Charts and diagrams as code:
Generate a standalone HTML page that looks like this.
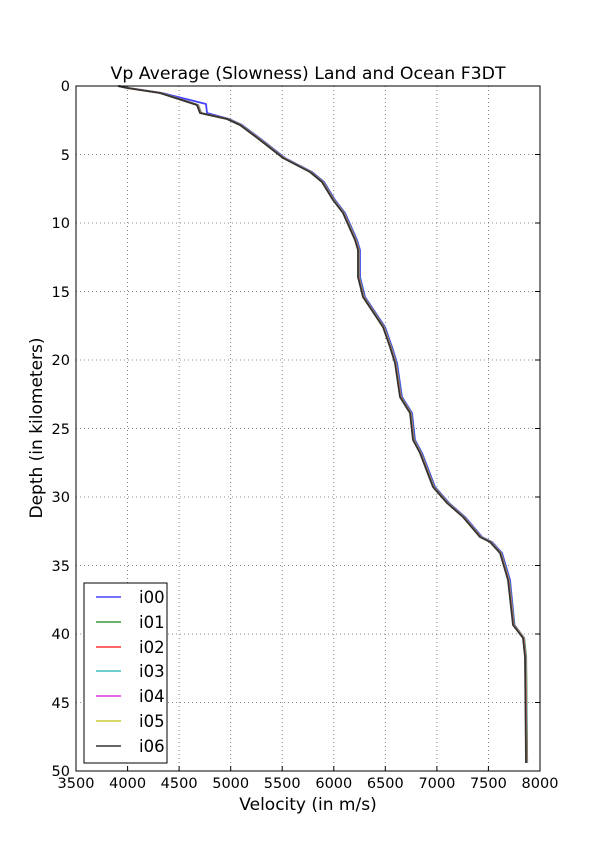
<!DOCTYPE html>
<html><head><meta charset="utf-8"><style>
html,body{margin:0;padding:0;background:#fff}
svg{display:block}
text{font-family:"DejaVu Sans","Liberation Sans",sans-serif;fill:#000}
</style></head><body>
<svg width="600" height="857" viewBox="0 0 600 857" xmlns="http://www.w3.org/2000/svg">
<rect width="600" height="857" fill="#fff"/>
<g stroke="#000" stroke-width="0.8" stroke-dasharray="1,3" opacity="0.6">
<line x1="127.6" y1="86" x2="127.6" y2="771"/><line x1="179.1" y1="86" x2="179.1" y2="771"/>
<line x1="230.7" y1="86" x2="230.7" y2="771"/><line x1="282.2" y1="86" x2="282.2" y2="771"/>
<line x1="333.8" y1="86" x2="333.8" y2="771"/><line x1="385.3" y1="86" x2="385.3" y2="771"/>
<line x1="436.9" y1="86" x2="436.9" y2="771"/><line x1="488.4" y1="86" x2="488.4" y2="771"/>
<line x1="76" y1="154.5" x2="540" y2="154.5"/><line x1="76" y1="223" x2="540" y2="223"/>
<line x1="76" y1="291.5" x2="540" y2="291.5"/><line x1="76" y1="360" x2="540" y2="360"/>
<line x1="76" y1="428.5" x2="540" y2="428.5"/><line x1="76" y1="497" x2="540" y2="497"/>
<line x1="76" y1="565.5" x2="540" y2="565.5"/><line x1="76" y1="634" x2="540" y2="634"/>
<line x1="76" y1="702.5" x2="540" y2="702.5"/>
</g>
<defs>
<path id="c" d="M118,86 L127,88 L160,93 L197,105 L200,113 L227,119 L240,125 L260,140 L283,158 L310,172 L322,182 L333,200 L343,213 L355,240 L358,250 L358,277 L363,297 L383,327 L390,347 L395,363 L400,397 L410,413 L413,440 L420,453 L433,487 L447,503 L463,517 L480,537 L490,542 L500,553 L503,563 L508,580 L513,625 L523,638 L525,657 L526,763" fill="none" stroke-width="1.8" stroke-linejoin="round"/>
</defs>
<path d="M119.5,86 L129,88 L162,93 L206,104 L207,113 L229,119 L242,125 L262,140 L285,158 L312,172 L324,182 L335,200 L345,213 L357,240 L360,250 L360,277 L365,297 L385,327 L392,347 L397,363 L402,397 L412,413 L415,440 L422,453 L435,487 L449,503 L465,517 L482,537 L492,542 L502,553 L505,563 L510,580 L514.5,625 L524,638 L526,657 L527,763" fill="none" stroke="#4444ff" stroke-width="1.8" stroke-linejoin="round"/>
<use href="#c" stroke="#3a9a3a" transform="translate(1.2,0)"/>
<use href="#c" stroke="#40c0c0" transform="translate(0.9,0)"/>
<use href="#c" stroke="#ff3333" transform="translate(0.6,0)"/>
<use href="#c" stroke="#dd33dd" transform="translate(0.4,0)"/>
<use href="#c" stroke="#cccc33" transform="translate(0.2,0)"/>
<use href="#c" stroke="#333"/>
<rect x="76" y="86" width="464" height="685" fill="none" stroke="#000" stroke-width="1"/>
<g stroke="#000" stroke-width="1">
<line x1="127.6" y1="771" x2="127.6" y2="766"/><line x1="179.1" y1="771" x2="179.1" y2="766"/><line x1="230.7" y1="771" x2="230.7" y2="766"/><line x1="282.2" y1="771" x2="282.2" y2="766"/><line x1="333.8" y1="771" x2="333.8" y2="766"/><line x1="385.3" y1="771" x2="385.3" y2="766"/><line x1="436.9" y1="771" x2="436.9" y2="766"/><line x1="488.4" y1="771" x2="488.4" y2="766"/>
<line x1="540" y1="154.5" x2="535" y2="154.5"/><line x1="540" y1="223" x2="535" y2="223"/><line x1="540" y1="291.5" x2="535" y2="291.5"/><line x1="540" y1="360" x2="535" y2="360"/><line x1="540" y1="428.5" x2="535" y2="428.5"/><line x1="540" y1="497" x2="535" y2="497"/><line x1="540" y1="565.5" x2="535" y2="565.5"/><line x1="540" y1="634" x2="535" y2="634"/><line x1="540" y1="702.5" x2="535" y2="702.5"/>
</g>
<g font-size="14.5" text-anchor="middle">
<text x="76" y="788">3500</text><text x="127.6" y="788">4000</text><text x="179.1" y="788">4500</text><text x="230.7" y="788">5000</text><text x="282.2" y="788">5500</text><text x="333.8" y="788">6000</text><text x="385.3" y="788">6500</text><text x="436.9" y="788">7000</text><text x="488.4" y="788">7500</text><text x="540" y="788">8000</text>
</g>
<g font-size="14.5" text-anchor="end">
<text x="70" y="91">0</text><text x="70" y="160">5</text><text x="70" y="228">10</text><text x="70" y="297">15</text><text x="70" y="365">20</text><text x="70" y="434">25</text><text x="70" y="502">30</text><text x="70" y="571">35</text><text x="70" y="639">40</text><text x="70" y="708">45</text><text x="70" y="776">50</text>
</g>
<text x="308" y="79" font-size="17.3" text-anchor="middle">Vp Average (Slowness) Land and Ocean F3DT</text>
<text x="308" y="810" font-size="17" text-anchor="middle">Velocity (in m/s)</text>
<text transform="translate(42,428) rotate(-90)" font-size="17" text-anchor="middle">Depth (in kilometers)</text>
<rect x="84" y="583" width="83" height="180" fill="#fff" stroke="#000" stroke-width="1"/>
<g stroke-width="1.5">
<line x1="96" y1="597" x2="121" y2="597" stroke="#4444ff"/>
<line x1="96" y1="622" x2="121" y2="622" stroke="#3a9a3a"/>
<line x1="96" y1="647" x2="121" y2="647" stroke="#ff3333"/>
<line x1="96" y1="671" x2="121" y2="671" stroke="#40c0c0"/>
<line x1="96" y1="696" x2="121" y2="696" stroke="#dd33dd"/>
<line x1="96" y1="721" x2="121" y2="721" stroke="#cccc33"/>
<line x1="96" y1="746" x2="121" y2="746" stroke="#333"/>
</g>
<g font-size="16.5">
<text x="139" y="603">i00</text><text x="139" y="628">i01</text><text x="139" y="653">i02</text><text x="139" y="677">i03</text><text x="139" y="702">i04</text><text x="139" y="727">i05</text><text x="139" y="752">i06</text>
</g>
</svg>
</body></html>
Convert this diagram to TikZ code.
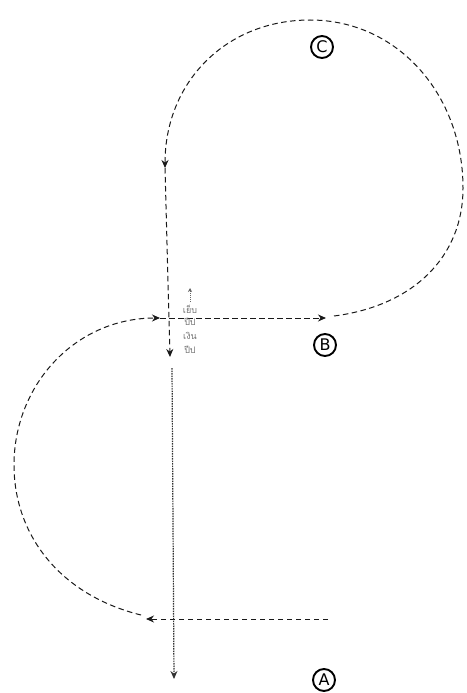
\documentclass[tikz,border=0pt]{standalone}
\usepackage{fontspec}
\newfontfamily\dv{DejaVu Sans}
\newfontfamily\thaifont[Script=Thai]{Loma}
\usetikzlibrary{arrows.meta}
\tikzset{
  track/.style={draw=black!90, line width=1pt, dash pattern=on 5.5pt off 3.5pt, -{Stealth[length=8pt,width=7pt]}},
  dotline/.style={draw=black!80, line width=1.2pt, dash pattern=on 1.5pt off 1pt, -{Stealth[length=8pt,width=7pt]}},
  tiny/.style={draw=black!60, line width=0.7pt, dash pattern=on 1pt off 1pt, -{Stealth[length=4pt,width=4pt]}},
  mark letter/.style={circle, draw=black, line width=1.9pt, minimum size=22pt, inner sep=0pt, font=\dv\fontsize{16}{16}\selectfont},
  thaitxt/.style={font=\thaifont\fontsize{9}{9}\selectfont, text=black!55, inner sep=0pt}
}
\begin{document}
\begin{tikzpicture}[x=1pt,y=-1pt]
\useasboundingbox (0,0) rectangle (466,693);
% named points
\coordinate (a0) at (328,619);
\coordinate (a1) at (146,619);
\coordinate (l0) at (141,615);
\coordinate (l1) at (160,318);
\coordinate (b0) at (160,318);
\coordinate (b1) at (326,318);
\coordinate (c0) at (334,316);
\coordinate (c1) at (165,168);
\coordinate (v0) at (165,168);
\coordinate (v1) at (170,357);
\coordinate (d0) at (172,368);
\coordinate (d1) at (174,679);
\coordinate (t0) at (190,302);
\coordinate (t1) at (190,288);
% paths
\draw[track] (a0) -- (a1);
\draw[track] (l0) .. controls (60,595) and (14,535) .. (14,465)
                .. controls (14,385) and (75,318) .. (l1);
\draw[track] (b0) -- (b1);
\draw[track] (c0) .. controls (412,306) and (463,258) .. (463,188)
                .. controls (463,95) and (398,20) .. (310,20)
                .. controls (226,20) and (165,82) .. (c1);
\draw[track] (v0) -- (v1);
\draw[dotline] (d0) -- (d1);
\draw[tiny] (t0) -- (t1);
% small text
\node[thaitxt] (s1) at (190,309) {เย็บ};
\node[thaitxt] (s2) at (190,322) {ปีป};
\node[thaitxt] (s3) at (190,336) {เงิน};
\node[thaitxt] (s4) at (190,350) {ปีป};
% letters
\node[mark letter] (C) at (322,47) {C};
\node[mark letter] (B) at (325,345) {B};
\node[mark letter] (A) at (324,680) {A};
\end{tikzpicture}
\end{document}
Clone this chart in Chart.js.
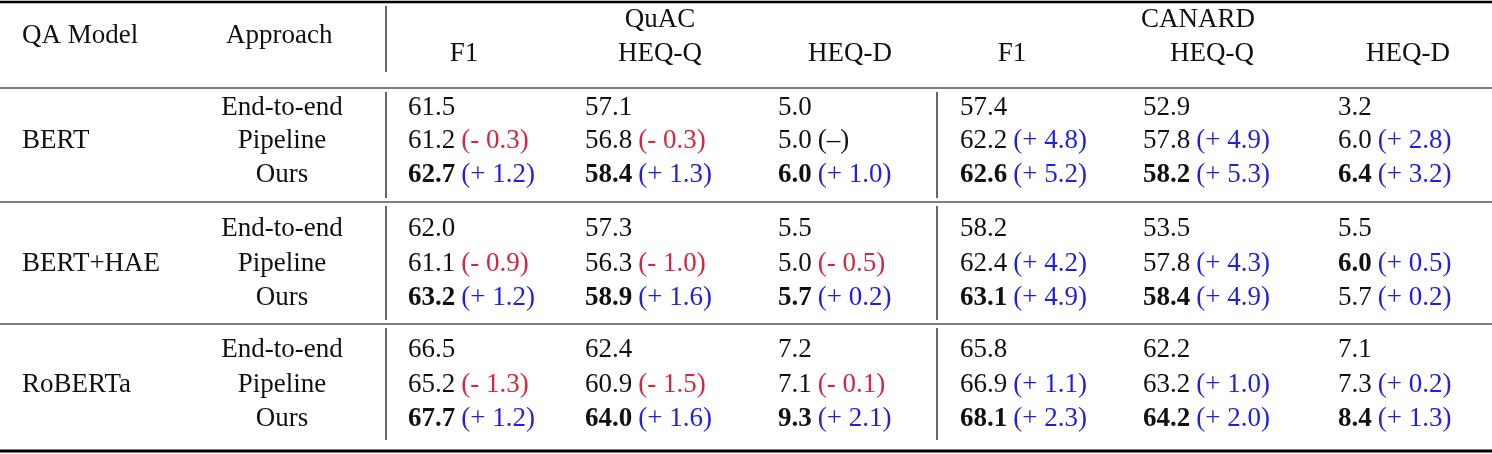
<!DOCTYPE html>
<html><head><meta charset="utf-8">
<script src="https://cdn.jsdelivr.net/npm/chart.js@4/dist/chart.umd.min.js"></script>
<style>html,body{margin:0;background:#fff}#wrap{width:1492px;height:454px}</style>
</head><body><div id="wrap"><canvas id="c"></canvas></div>
<script>
// table data
const MODELS = ["BERT","BERT+HAE","RoBERTa"];
const APPROACHES = ["End-to-end","Pipeline","Ours"];
const GROUPS = ["QuAC","CANARD"];
const METRICS = ["F1","HEQ-Q","HEQ-D","F1","HEQ-Q","HEQ-D"];
const VALUES = [
  ["61.5","57.1","5.0","57.4","52.9","3.2"],
  ["61.2","56.8","5.0","62.2","57.8","6.0"],
  ["62.7","58.4","6.0","62.6","58.2","6.4"],
  ["62.0","57.3","5.5","58.2","53.5","5.5"],
  ["61.1","56.3","5.0","62.4","57.8","6.0"],
  ["63.2","58.9","5.7","63.1","58.4","5.7"],
  ["66.5","62.4","7.2","65.8","62.2","7.1"],
  ["65.2","60.9","7.1","66.9","63.2","7.3"],
  ["67.7","64.0","9.3","68.1","64.2","8.4"]
];
const DELTAS = [
  [null,null,null,null,null,null],
  ["- 0.3","- 0.3","–","+ 4.8","+ 4.9","+ 2.8"],
  ["+ 1.2","+ 1.3","+ 1.0","+ 5.2","+ 5.3","+ 3.2"],
  [null,null,null,null,null,null],
  ["- 0.9","- 1.0","- 0.5","+ 4.2","+ 4.3","+ 0.5"],
  ["+ 1.2","+ 1.6","+ 0.2","+ 4.9","+ 4.9","+ 0.2"],
  [null,null,null,null,null,null],
  ["- 1.3","- 1.5","- 0.1","+ 1.1","+ 1.0","+ 0.2"],
  ["+ 1.2","+ 1.6","+ 2.1","+ 2.3","+ 2.0","+ 1.3"]
];
const BOLD = [
  [0,0,0,0,0,0],[0,0,0,0,0,0],[1,1,1,1,1,1],
  [0,0,0,0,0,0],[0,0,0,0,0,1],[1,1,1,1,1,0],
  [0,0,0,0,0,0],[0,0,0,0,0,0],[1,1,1,1,1,1]
];

// layout
const W=1492,H=454;
const COL_X=[408,585,778,960,1143,1338];
const HEAD_X=[464,660,850,1012,1212,1408];
const GROUP_X=[660,1198];
const ROW_Y=[108,141,175,229,264,298,350,385,419];
const FONT="'Liberation Serif', 'Times New Roman', serif";
const FS=27;
const RED="#d7263d", BLUE="#1f1fe0";

const tablePlugin={
  id:"table",
  afterDraw(chart){
    const c=chart.ctx, x=chart.scales.x, y=chart.scales.y;
    const px=v=>x.getPixelForValue(v), py=v=>y.getPixelForValue(v);
    c.save();
    c.textBaseline="middle";
    const txt=(s,X,Y,opt={})=>{
      c.font=(opt.bold?"bold ":"")+FS+"px "+FONT;
      c.fillStyle=opt.color||"#111";
      c.textAlign=opt.align||"left";
      c.fillText(s,px(X),py(Y));
      return c.measureText(s).width;
    };
    const hline=(Y,w)=>{c.lineWidth=w;c.strokeStyle="#000";c.beginPath();c.moveTo(px(0),py(Y));c.lineTo(px(W),py(Y));c.stroke();};
    const vline=(X,a,b)=>{c.lineWidth=1.2;c.strokeStyle="#000";c.beginPath();c.moveTo(px(X),py(a));c.lineTo(px(X),py(b));c.stroke();};
    hline(2,2.5); hline(88,1.2); hline(202,1.2); hline(324,1.2); hline(451,3);
    vline(386,6,72);
    [[92,198],[206,320],[328,440]].forEach(([a,b])=>{vline(386,a,b);vline(937,a,b);});
    txt("QA Model",22,36); txt("Approach",226,36);
    GROUPS.forEach((g,i)=>txt(g,GROUP_X[i],20,{align:"center"}));
    METRICS.forEach((m,i)=>txt(m,HEAD_X[i],54,{align:"center"}));
    MODELS.forEach((m,i)=>txt(m,22,ROW_Y[i*3+1]));
    ROW_Y.forEach((ry,r)=>{
      txt(APPROACHES[r%3],282,ry,{align:"center"});
      VALUES[r].forEach((v,ci)=>{
        const w=txt(v,COL_X[ci],ry,{bold:BOLD[r][ci]});
        const d=DELTAS[r][ci];
        if(d!==null){
          const col=d==="–"?"#111":(d[0]==="-"?RED:BLUE);
          txt("("+d+")",COL_X[ci]+w+6,ry,{color:col});
        }
      });
    });
    c.restore();
  }
};

new Chart(document.getElementById("c"),{
  type:"scatter",
  data:{datasets:[{data:[]}]},
  options:{
    responsive:true,maintainAspectRatio:false,animation:false,
    layout:{padding:0},
    plugins:{legend:{display:false},tooltip:{enabled:false}},
    scales:{
      x:{type:"linear",min:0,max:W,display:false},
      y:{type:"linear",min:0,max:H,reverse:true,display:false}
    }
  },
  plugins:[tablePlugin]
});
</script></body></html>
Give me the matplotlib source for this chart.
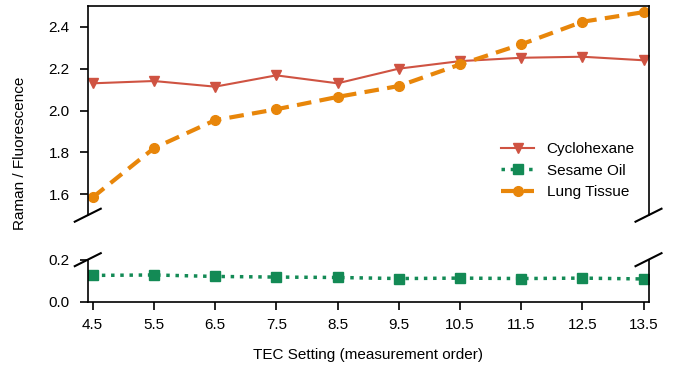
import matplotlib
matplotlib.use("Agg")
import matplotlib.pyplot as plt

plt.rcParams['font.family'] = ['Liberation Sans', 'DejaVu Sans']
plt.rcParams['font.size'] = 11

tec = [4.5, 5.5, 6.5, 7.5, 8.5, 9.5, 10.5, 11.5, 12.5, 13.5]
cyclohexane = [2.130, 2.141, 2.114, 2.168, 2.130, 2.200, 2.236, 2.252, 2.257, 2.240]
sesame_oil = [0.125, 0.127, 0.120, 0.117, 0.115, 0.110, 0.112, 0.110, 0.112, 0.108]
lung_tissue = [1.585, 1.820, 1.954, 2.006, 2.065, 2.117, 2.220, 2.316, 2.424, 2.470]

c_red = '#cf5342'
c_green = '#138a55'
c_orange = '#e8860a'

fig = plt.figure(figsize=(6.83, 3.66), dpi=100)
ax_top = fig.add_axes([0.1285, 0.412, 0.821, 0.572])
ax_bot = fig.add_axes([0.1285, 0.176, 0.821, 0.1145])

for ax in (ax_top, ax_bot):
    ax.plot(tec, cyclohexane, color=c_red, lw=1.5, marker='v', ms=7.5, label='Cyclohexane')
    ax.plot(tec, sesame_oil, color=c_green, lw=2.5, ls=':', marker='s', ms=6.5, label='Sesame Oil')
    ax.plot(tec, lung_tissue, color=c_orange, lw=3, ls=(0, (3.5, 2)), marker='o', ms=7, label='Lung Tissue')
    ax.set_xlim(4.42, 13.58)
    for s in ax.spines.values():
        s.set_linewidth(1.2)
    ax.tick_params(width=1.2, length=6)
    ax.tick_params(axis='y', pad=7)

ax_top.set_ylim(1.5, 2.5)
ax_top.set_yticks([1.6, 1.8, 2.0, 2.2, 2.4])
ax_top.spines['bottom'].set_visible(False)
ax_top.tick_params(axis='x', bottom=False, labelbottom=False)

ax_bot.set_ylim(0, 0.2)
ax_bot.set_yticks([0.0, 0.2])
ax_bot.spines['top'].set_visible(False)
ax_bot.set_xticks(tec)
ax_bot.set_xticklabels([str(t) for t in tec])
ax_bot.tick_params(axis='x', pad=6)
ax_bot.set_xlabel('TEC Setting (measurement order)', labelpad=11)

fig.text(0.03, 0.58, 'Raman / Fluorescence', rotation=90, va='center', ha='center')

# break marks on both spines
inv = fig.transFigure.inverted()
dx, dy = 13, 6.5
for ax, ypos in ((ax_top, 0), (ax_bot, 1)):
    for xpos in (0, 1):
        x0, y0 = ax.transAxes.transform((xpos, ypos))
        p1 = inv.transform((x0 - dx, y0 - dy))
        p2 = inv.transform((x0 + dx, y0 + dy))
        fig.add_artist(plt.Line2D([p1[0], p2[0]], [p1[1], p2[1]], color='black', lw=1.5))

ax_top.legend(loc='lower right', frameon=False, bbox_to_anchor=(1.0, 0.01),
              handlelength=2.2, handletextpad=0.8, labelspacing=0.5)

fig.savefig('out.png', dpi=100)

▶ [Given request] Pull out only the lines from the one with "Give me the matplotlib source for this chart." up to and including the one with "plt.rcParams['font.size'] = 11", and drop any pictures along the way.

▶ [Final result]
Give me the matplotlib source for this chart.
import matplotlib
matplotlib.use("Agg")
import matplotlib.pyplot as plt

plt.rcParams['font.family'] = ['Liberation Sans', 'DejaVu Sans']
plt.rcParams['font.size'] = 11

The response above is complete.